After the dismissal of the former boss, Kosygin became the Prime Minister of the USSR, and remained as such until 1980. In the 1960s Kosygin initiated a number of economic reforms: he tried to give more independence to plants and factories hoping that it would lead to better labor productivity and production quality. However, nowadays experts evaluate Kosygin’s reforms as not very effective.

During the 1970s Aleksey Kosygin became less active than he had previously been, probably because of his age and health problems coupled by the loss of his beloved wife. He was informed about Klavdiya’s death during a celebration in honor of 1 May – Labor Day. The tragic news shocked the Prime Minister, but he still had to sit through the parade that he was watching from the top of the Mausoleum building on the Red Square together with other Soviet government members before being able to express his grief. Soon after the death of

Kosygin’s wife there were rumors that he was in love with popular singer of the times Lyudmila Zykina. But Kosygin insisted it was just idle gossip. He never remarried.
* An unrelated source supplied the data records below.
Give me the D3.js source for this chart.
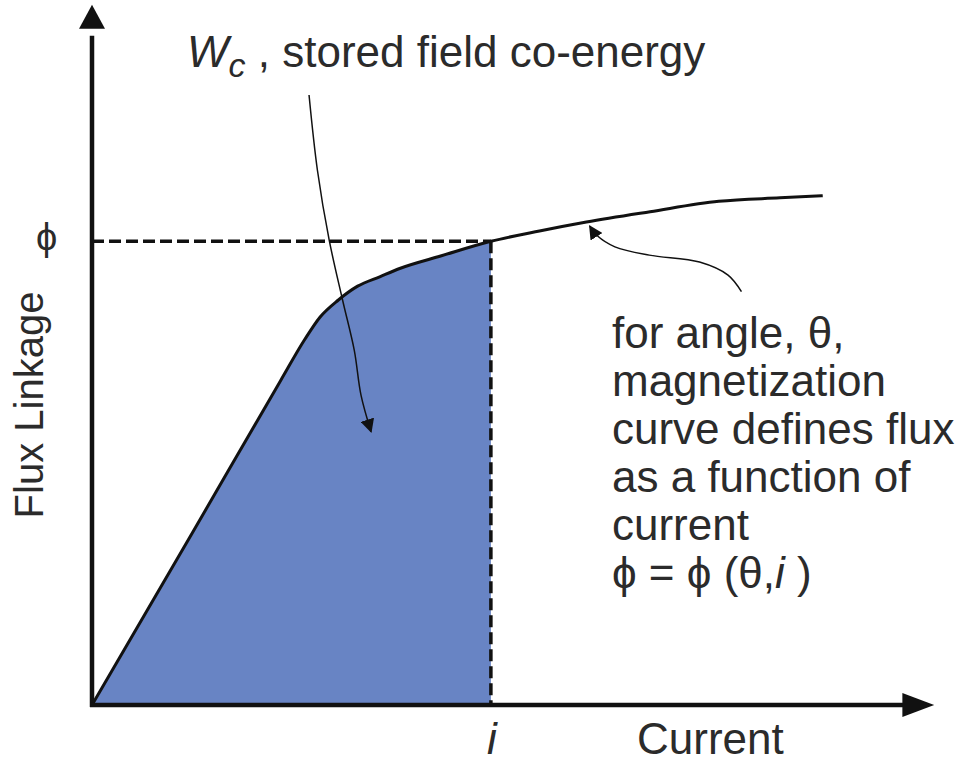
<!DOCTYPE html>
<html>
<head>
<meta charset="utf-8">
<script src="https://cdn.jsdelivr.net/npm/d3@7"></script>
<style>
  html, body { margin: 0; padding: 0; background: #fff; }
  text { font-family: "Liberation Sans", Arial, sans-serif; fill: #2b2b2b; }
</style>
</head>
<body>
<svg id="chart" width="969" height="764"></svg>
<script>
// Magnetization curve: flux linkage versus current at a fixed rotor angle
const current = [0, 1.20, 2.25, 2.54, 2.72, 2.94, 3.17, 3.44, 3.68, 4.17, 4.76, 5.34, 5.90, 6.66, 7.48, 8.21, 8.72];
const flux    = [0, 2.50, 4.70, 5.30, 5.62, 5.87, 6.07, 6.21, 6.33, 6.51, 6.72, 6.87, 7.00, 7.15, 7.30, 7.35, 7.38];

// Operating point (i, phi) on the curve
const opCurrent = 4.76;
const opFlux = 6.72;

// Annotation leader lines (data units)
const coEnergyLeaderX = [2.59, 2.69, 2.83, 2.99, 3.13, 3.21, 3.33];
const coEnergyLeaderY = [8.84, 7.75, 6.74, 5.87, 5.14, 4.49, 3.96];
const curveLeaderX = [7.75, 7.59, 7.25, 6.65, 6.24, 6.03, 5.94];
const curveLeaderY = [5.99, 6.23, 6.42, 6.52, 6.64, 6.80, 6.94];

const descLines = ["for angle, θ,", "magnetization", "curve defines flux", "as a function of", "current"];

const svg = d3.select("#chart");
const x = d3.scaleLinear().domain([0, 10]).range([92, 930]);
const y = d3.scaleLinear().domain([0, 10]).range([705, 15]);

const pts = current.map((c, k) => [c, flux[k]]);
const ink = "#111";

// arrowhead marker for the leader lines
const defs = svg.append("defs");
defs.append("marker")
  .attr("id", "tip").attr("viewBox", "0 0 10 10").attr("refX", 9).attr("refY", 5)
  .attr("markerWidth", 14).attr("markerHeight", 14).attr("markerUnits", "userSpaceOnUse")
  .attr("orient", "auto")
  .append("path").attr("d", "M0,0 L10,5 L0,10 Z").attr("fill", ink);

// co-energy region under the curve up to i
const area = d3.area().x(d => x(d[0])).y0(y(0)).y1(d => y(d[1])).curve(d3.curveMonotoneX);
svg.append("path")
  .datum(pts.filter(d => d[0] <= opCurrent))
  .attr("d", area)
  .attr("fill", "#6884c4");

// dashed guides to the operating point
svg.append("line")
  .attr("x1", x(0)).attr("x2", x(opCurrent)).attr("y1", y(opFlux)).attr("y2", y(opFlux))
  .attr("stroke", ink).attr("stroke-width", 3.5).attr("stroke-dasharray", "12,5");
svg.append("line")
  .attr("x1", x(opCurrent)).attr("x2", x(opCurrent)).attr("y1", y(opFlux)).attr("y2", y(0))
  .attr("stroke", ink).attr("stroke-width", 3.5).attr("stroke-dasharray", "12,5");

// magnetization curve
const line = d3.line().x(d => x(d[0])).y(d => y(d[1])).curve(d3.curveMonotoneX);
svg.append("path").datum(pts).attr("d", line)
  .attr("fill", "none").attr("stroke", ink).attr("stroke-width", 3).attr("stroke-linejoin", "round");

// axes with arrowheads
svg.append("line").attr("x1", x(0)).attr("x2", x(0)).attr("y1", y(0) + 2).attr("y2", y(9.7))
  .attr("stroke", ink).attr("stroke-width", 4.5);
svg.append("path")
  .attr("d", `M${x(0)},${y(10.15)} L${x(0) - 13},${y(9.8)} L${x(0) + 13},${y(9.8)} Z`)
  .attr("fill", ink);
svg.append("line").attr("x1", x(0) - 2).attr("x2", x(9.7)).attr("y1", y(0)).attr("y2", y(0))
  .attr("stroke", ink).attr("stroke-width", 4.5);
svg.append("path")
  .attr("d", `M${x(10.05)},${y(0)} L${x(9.67)},${y(0) - 12} L${x(9.67)},${y(0) + 12} Z`)
  .attr("fill", ink);

// leader lines
const leader = d3.line().x(d => x(d[0])).y(d => y(d[1])).curve(d3.curveCatmullRom);
svg.append("path")
  .datum(coEnergyLeaderX.map((v, k) => [v, coEnergyLeaderY[k]]))
  .attr("d", leader).attr("fill", "none").attr("stroke", ink).attr("stroke-width", 1.5)
  .attr("marker-end", "url(#tip)");
svg.append("path")
  .datum(curveLeaderX.map((v, k) => [v, curveLeaderY[k]]))
  .attr("d", leader).attr("fill", "none").attr("stroke", ink).attr("stroke-width", 1.5)
  .attr("marker-end", "url(#tip)");

// labels
const title = svg.append("text").attr("x", 187).attr("y", 67).attr("font-size", 44);
title.append("tspan").attr("font-style", "italic").text("W");
title.append("tspan").attr("font-style", "italic").attr("font-size", 34).attr("dy", 10).text("c");
title.append("tspan").attr("dy", -10).text(" , stored field co-energy");

svg.append("text").attr("x", 36).attr("y", 250).attr("font-size", 38).text("ϕ");

svg.append("text")
  .attr("transform", "translate(43,405) rotate(-90)")
  .attr("text-anchor", "middle").attr("font-size", 40).text("Flux Linkage");

svg.append("text").attr("x", x(opCurrent) - 4).attr("y", 754).attr("font-size", 44)
  .attr("font-style", "italic").text("i");
svg.append("text").attr("x", 637).attr("y", 754).attr("font-size", 44).text("Current");

const desc = svg.append("text").attr("x", 612).attr("y", 348).attr("font-size", 44);
descLines.forEach((t, k) => {
  desc.append("tspan").attr("x", 612).attr("dy", k === 0 ? 0 : 48).text(t);
});
const eq = svg.append("text").attr("x", 612).attr("y", 588).attr("font-size", 44);
eq.append("tspan").text("ϕ = ϕ (θ,");
eq.append("tspan").attr("font-style", "italic").text("i");
eq.append("tspan").text(" )");
</script>
</body>
</html>
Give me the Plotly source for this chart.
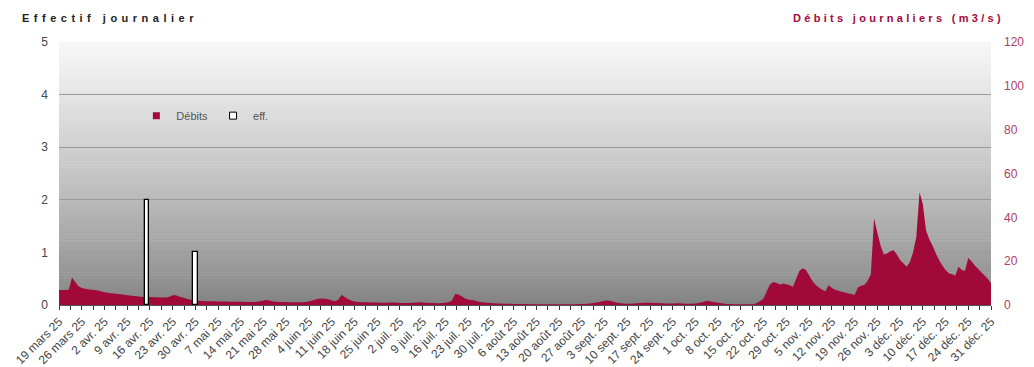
import pandas as pd
import plotly.graph_objects as go

# ---------------- data ----------------
start_date = "2025-03-19"
end_date = "2025-12-31"

debits_mars = [6.8, 6.8, 6.8, 7.0, 12.6, 10.5, 8.5, 7.7, 7.4, 7.2, 7.0, 6.8, 6.6]
debits_avril = [6.2, 5.8, 5.6, 5.4, 5.2, 5.05, 4.9, 4.7, 4.5, 4.3, 4.1, 3.95, 3.8, 3.7, 3.65,
                3.6, 3.55, 3.5, 3.45, 3.4, 3.4, 3.8, 4.5, 4.4, 3.9, 3.4, 3.0, 2.6, 2.3, 2.1]
debits_mai = [1.9, 1.8, 1.7, 1.7, 1.7, 1.7, 1.6, 1.6, 1.6, 1.6, 1.5, 1.5, 1.5, 1.5, 1.5, 1.4,
              1.4, 1.4, 1.5, 1.7, 2.0, 2.3, 1.9, 1.6, 1.5, 1.4, 1.4, 1.4, 1.3, 1.3, 1.3]
debits_juin = [1.3, 1.3, 1.4, 1.6, 2.0, 2.5, 2.9, 3.0, 2.9, 2.6, 2.1, 1.7, 2.4, 4.6, 3.6,
               2.6, 2.0, 1.6, 1.4, 1.3, 1.2, 1.2, 1.1, 1.1, 1.1, 1.0, 1.0, 1.0, 1.1, 1.1]
debits_juillet = [1.0, 0.9, 0.9, 0.9, 0.9, 1.0, 1.1, 1.2, 1.1, 1.0, 0.9, 0.9, 0.8, 0.8, 0.9, 1.0,
                  1.2, 2.0, 5.0, 4.8, 4.0, 3.0, 2.5, 2.3, 2.0, 1.6, 1.3, 1.1, 1.0, 0.9, 0.8]
debits_aout = [0.7, 0.7, 0.6, 0.6, 0.6, 0.5, 0.5, 0.4, 0.4, 0.4, 0.3, 0.3, 0.3, 0.3, 0.3, 0.3,
               0.3, 0.3, 0.3, 0.3, 0.3, 0.3, 0.3, 0.3, 0.3, 0.4, 0.4, 0.5, 0.6, 0.8, 1.0]
debits_septembre = [1.3, 1.6, 1.9, 2.1, 1.8, 1.4, 1.0, 0.8, 0.7, 0.6, 0.6, 0.7, 0.8, 0.9, 1.0,
                    1.0, 1.0, 0.9, 0.9, 0.8, 0.8, 0.7, 0.7, 0.7, 0.8, 0.8, 0.7, 0.6, 0.6, 0.6]
debits_octobre = [0.7, 0.9, 1.3, 1.7, 1.8, 1.5, 1.2, 1.0, 0.8, 0.6, 0.5, 0.4, 0.3, 0.3, 0.3, 0.3,
                  0.3, 0.3, 0.3, 1.0, 1.8, 3.0, 6.5, 9.5, 10.5, 10.0, 9.3, 9.8, 9.5, 9.0, 8.2]
debits_novembre = [12.0, 15.5, 16.8, 16.0, 13.5, 11.0, 9.1, 8.0, 7.0, 6.3, 9.0, 7.8, 7.0, 6.5, 6.1,
                   5.7, 5.3, 5.0, 4.6, 8.0, 8.8, 9.1, 11.0, 14.0, 39.5, 33.0, 27.0, 23.0, 23.5, 24.5]
debits_decembre = [25.0, 23.0, 20.5, 19.0, 17.5, 19.5, 24.0, 31.0, 51.5, 46.0, 34.0, 30.0, 27.0,
                   23.6, 20.5, 18.0, 16.0, 14.5, 14.0, 13.5, 17.5, 16.0, 15.5, 21.5, 20.0, 18.0,
                   16.5, 15.0, 13.5, 12.0, 9.8]

eff_dates = ["2025-04-15", "2025-04-30"]
eff_values = [2, 1]

tick_dates = ["2025-03-19", "2025-03-26", "2025-04-02", "2025-04-09", "2025-04-16", "2025-04-23",
              "2025-04-30", "2025-05-07", "2025-05-14", "2025-05-21", "2025-05-28", "2025-06-04",
              "2025-06-11", "2025-06-18", "2025-06-25", "2025-07-02", "2025-07-09", "2025-07-16",
              "2025-07-23", "2025-07-30", "2025-08-06", "2025-08-13", "2025-08-20", "2025-08-27",
              "2025-09-03", "2025-09-10", "2025-09-17", "2025-09-24", "2025-10-01", "2025-10-08",
              "2025-10-15", "2025-10-22", "2025-10-29", "2025-11-05", "2025-11-12", "2025-11-19",
              "2025-11-26", "2025-12-03", "2025-12-10", "2025-12-17", "2025-12-24", "2025-12-31"]
tick_labels = ["19 mars 25", "26 mars 25", "2 avr. 25", "9 avr. 25", "16 avr. 25", "23 avr. 25",
               "30 avr. 25", "7 mai 25", "14 mai 25", "21 mai 25", "28 mai 25", "4 juin 25",
               "11 juin 25", "18 juin 25", "25 juin 25", "2 juil. 25", "9 juil. 25", "16 juil. 25",
               "23 juil. 25", "30 juil. 25", "6 août 25", "13 août 25", "20 août 25", "27 août 25",
               "3 sept. 25", "10 sept. 25", "17 sept. 25", "24 sept. 25", "1 oct. 25", "8 oct. 25",
               "15 oct. 25", "22 oct. 25", "29 oct. 25", "5 nov. 25", "12 nov. 25", "19 nov. 25",
               "26 nov. 25", "3 déc. 25", "10 déc. 25", "17 déc. 25", "24 déc. 25", "31 déc. 25"]

debits = (debits_mars + debits_avril + debits_mai + debits_juin + debits_juillet + debits_aout
          + debits_septembre + debits_octobre + debits_novembre + debits_decembre)
dates = pd.date_range(start_date, end_date, freq="D")

# ---------------- styles ----------------
CRIMSON = "#A0093A"
FONT = "Liberation Sans, Arial, sans-serif"
DAY_MS = 86400000

fig = go.Figure()

fig.add_trace(go.Scatter(
    x=dates, y=debits, name="Débits", mode="none", fill="tozeroy",
    fillcolor=CRIMSON, yaxis="y", hoverinfo="x+y", showlegend=False,
))
fig.add_trace(go.Bar(
    x=eff_dates, y=eff_values, name="eff.", yaxis="y2",
    width=DAY_MS * 1.3, showlegend=False,
    marker=dict(color="white", line=dict(color="black", width=1.3)),
))
# legend entries (square symbols, as in the reference)
fig.add_trace(go.Scatter(
    x=[None], y=[None], name="Débits", mode="markers", yaxis="y",
    marker=dict(symbol="square", size=7, color=CRIMSON),
))
fig.add_trace(go.Scatter(
    x=[None], y=[None], name="eff.", mode="markers", yaxis="y2",
    marker=dict(symbol="square", size=7, color="white", line=dict(color="black", width=1)),
))

# gradient background of the plot area
shapes = []
n = 90
for i in range(n):
    t0 = i / n
    t1 = (i + 1) / n
    tm = (t0 + t1) / 2
    g = int(round(128 + 120 * (tm ** 0.8)))
    shapes.append(dict(
        type="rect", xref="paper", yref="paper", x0=0, x1=1, y0=t0, y1=t1 + 0.002,
        fillcolor=f"rgb({g},{g},{g})", line=dict(width=0), layer="below",
    ))

# the page body adds an 8px offset; the figure is sized to fit the window
fig.update_layout(
    width=1026, height=359,
    margin=dict(l=51, r=43, t=34, b=62, autoexpand=False),
    paper_bgcolor="white", plot_bgcolor="rgba(0,0,0,0)",
    font=dict(family=FONT, size=11, color="#444"),
    shapes=shapes,
    bargap=0,
    showlegend=True,
    legend=dict(
        orientation="h", x=0.083, y=0.72, xanchor="left", yanchor="middle",
        bgcolor="rgba(0,0,0,0)", font=dict(size=11, color="#555"),
        itemwidth=30, traceorder="normal", tracegroupgap=0,
    ),
    xaxis=dict(
        type="date", range=[start_date, end_date], automargin=False,
        tickvals=tick_dates, ticktext=tick_labels, tickangle=-45,
        tickfont=dict(size=12, color="#444"),
        ticks="outside", ticklen=4, tickcolor="#333",
        minor=dict(ticks="outside", ticklen=4, tickcolor="#333",
                   dtick=DAY_MS * 3.5, tick0=start_date),
        showgrid=False, showline=True, linecolor="#555", linewidth=1,
        zeroline=False,
    ),
    yaxis=dict(
        side="right", range=[0, 120], dtick=20, automargin=False,
        tickfont=dict(size=12, color="#B04060"), ticklabelstandoff=12,
        showgrid=False, zeroline=False, showline=False, ticks="",
    ),
    yaxis2=dict(
        side="left", overlaying="y", range=[0, 5], dtick=1, automargin=False,
        tickfont=dict(size=12, color="#444"), ticklabelstandoff=10,
        showgrid=True, gridcolor="#9a9a9a", gridwidth=1,
        zeroline=False, showline=False, ticks="",
    ),
    annotations=[
        dict(text="<b><span style='letter-spacing:4.5px'>Effectif journalier</span></b>",
             xref="paper", yref="paper", x=-0.042, y=1.092, xanchor="left", yanchor="middle",
             showarrow=False, font=dict(size=11, color="#222", family=FONT)),
        dict(text="<b><span style='letter-spacing:3.3px'>Débits journaliers (m3/s)</span></b>",
             xref="paper", yref="paper", x=1.016, y=1.092, xanchor="right", yanchor="middle",
             showarrow=False, font=dict(size=11, color="#A3093B", family=FONT)),
    ],
)

fig.write_html("out.html")
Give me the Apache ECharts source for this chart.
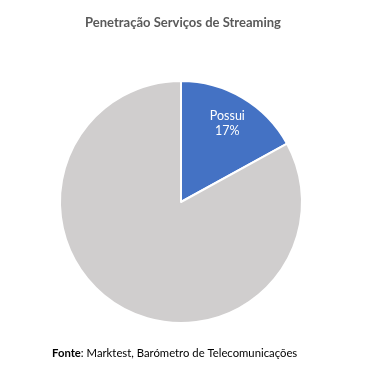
<!DOCTYPE html>
<html><head><meta charset="utf-8">
<script src="https://cdn.jsdelivr.net/npm/echarts@6/dist/echarts.min.js"></script>
<style>html,body{margin:0;padding:0;background:#fff}#c{width:366px;height:371px}</style>
</head><body><div id="c"></div>
<script>
const categories = ['Possui', 'Não possui'];
const values = [17, 83];
const colors = ['#4472C4', '#D0CECE'];
const showLabel = [true, false];

const chart = echarts.init(document.getElementById('c'));
const data = categories.map((n, i) => ({ name: n, value: values[i], itemStyle: { color: colors[i] } }));
chart.setOption({
  animation: false,
  title: [{
    text: 'Penetração Serviços de Streaming',
    left: 'center', top: 11,
    textStyle: { fontFamily: 'Lato', fontSize: 13, fontWeight: 'bold', color: '#595959' }
  }, {
    text: '{b|Fonte}: Marktest, Barómetro de Telecomunicações',
    left: 47, top: 343,
    textStyle: { fontFamily: 'Lato', fontSize: 11.3, fontWeight: 'normal', color: '#000',
      rich: { b: { fontFamily: 'Lato', fontSize: 11.3, fontWeight: 'bold', color: '#000' } } }
  }],
  series: [{
    type: 'pie', center: [181, 202], radius: 121, startAngle: 90, clockwise: true,
    label: { show: false }, labelLine: { show: false }, silent: true,
    itemStyle: { borderColor: '#fff', borderWidth: 2 },
    data: data
  }, {
    type: 'pie', center: [181, 202], radius: [55, 121], startAngle: 90, clockwise: true,
    silent: true, labelLine: { show: false },
    itemStyle: { color: 'transparent', borderWidth: 0 },
    label: { position: 'inside', formatter: '{b}\n{d}%', color: '#fff', fontFamily: 'Lato', fontSize: 12.5, lineHeight: 15 },
    data: categories.map((n, i) => ({ name: n, value: values[i], itemStyle: { color: 'transparent' }, label: { show: showLabel[i] } }))
  }]
});
</script></body></html>
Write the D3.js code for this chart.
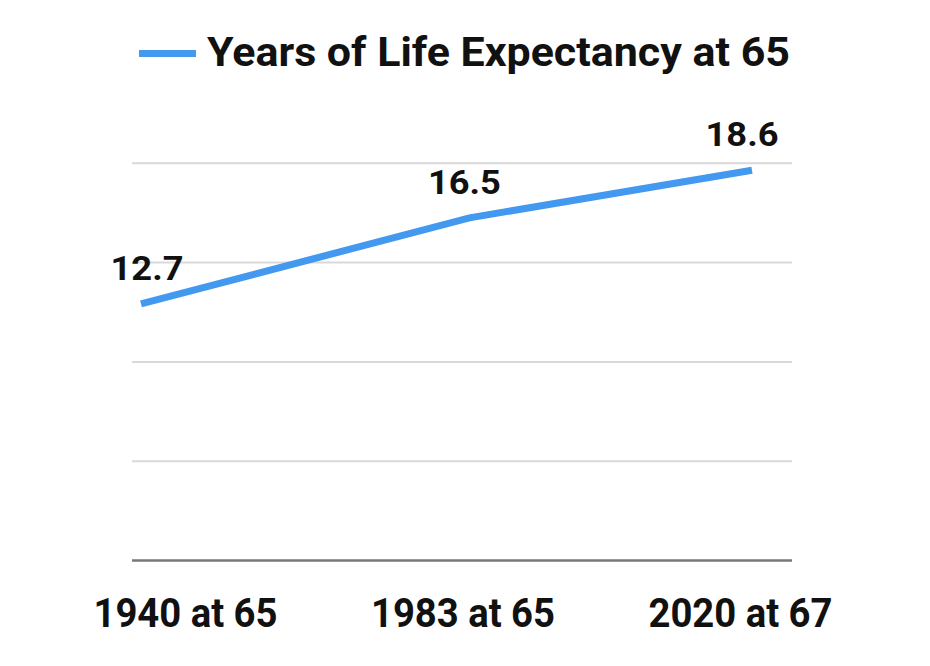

In 1980 Kosygin suffered a heart attack. While in hospital he was forced to write his resignation. Three weeks after the resignation was signed Aleksey Kosygin died. Witnesses recall that several minutes before his death he was still mumbling the numbers of the new five-years plan for Soviet economic development. The day of Kosygin’s death coincided with the birthday of the Soviet leader of those times, Leonid Brezhnev. In order to keep the mood of the Soviet people festive the information of Kosygin’s death was officially spread only three days later. Aleksey Kosygin was buried in Moscow’s Red Square next to the Kremlin walls.